The lobster and shrimp might have been attractive to most people, but half of our family is allergic to them.
We walked over a few more doors to De Costi Seafood, which also had displays full of shrimp.
Getting service from behind the sneeze guards requires some service.
The blue swimmer crabs were on feature.
I’m not familiar with the eastern sea garfish nor the eastern red scorpionfish.
On the other side of the parking lot, shrimp were also on display at Musumeci Seafood.
The fishmongers were wheeling up fish on trolleys.
Claudio’s Seafood has a cheery exterior.
Inside, there was a good selection of fish, including bream.
In the back was a team preparing the fish for sale.
In the front, however, it seems that a customer can sometimes choose his or her own thickness of cuts.
As we headed for the main hall of the fish market, we saw one of the many ibises up on a post.
In contrast to all of the storefronts by the parking lot, the shops inside the the main hall run off one main aisle. The auction floor is off to the left, but it was done for the day by long before we arrived.
After browsing all of that fish, our sons declared that they were ready for an early lunch. The Fish Market Sushi Bar didn’t have much decor, but had the family-sized platters that we could take outside.
Still before noon, there were no customers at the picnic tables outside. The winter in Sydney was lik e a cool spring day for us.
Eric poured the soy sauce into the cover, and the whole family shared in the meal. The sushi was gone in minutes.
Southwest from the fish market along Bridge Road are ruins of coal loaders on Blackwattle Bay.
A little farther down the wharves, a ferry was docked. I don’t know where it stops.
Looking north the Western Distributor comes into the city as the ANZAC Bridge.
The sushi only whetred the appetites, so we opted for local specialties from the Fish Market Cafe.
For comparison, we tried the barramundi, calamari, and dory. Barramundi are local in Australian rivers and coastal waters, and also farmed. Australian dory is a deep sea fish. (For fans of Finding Nemo, the character Dory was a regal tang, not a dory).

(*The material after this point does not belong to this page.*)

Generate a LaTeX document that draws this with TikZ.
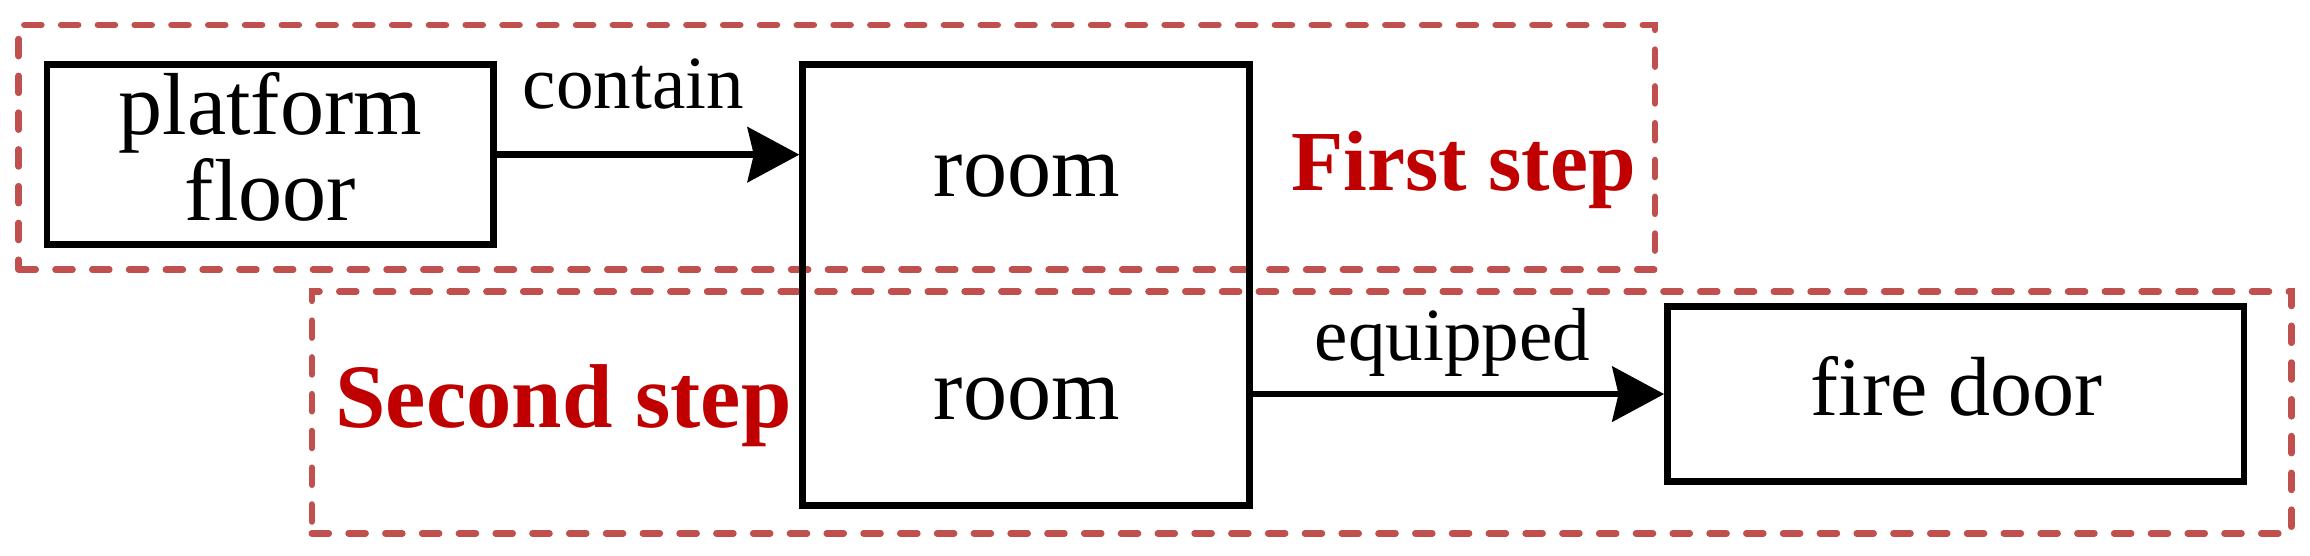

The fish were eaten faster than the fries.
Noah declared that he was still hungry. At Christie’s Seafood was a warmer with Chinese options. We ordered off the menu, instead.
The fried noodles weren’t as good as being in Chinatown, but adequate for lunch.
Walking outside by the docked boats, we found fishermen untangling their nets.
As we walked east, we noticed the better view of the ANZAC bridge.
The food gave everyone energy. Some took turns leapfrogging the posts.
As we walked back east into Pyrmont, we crossed over train tracks in a trench.
The Sydney Fish Market was a great start to touring Australia as a family: a place that we could enjoy together.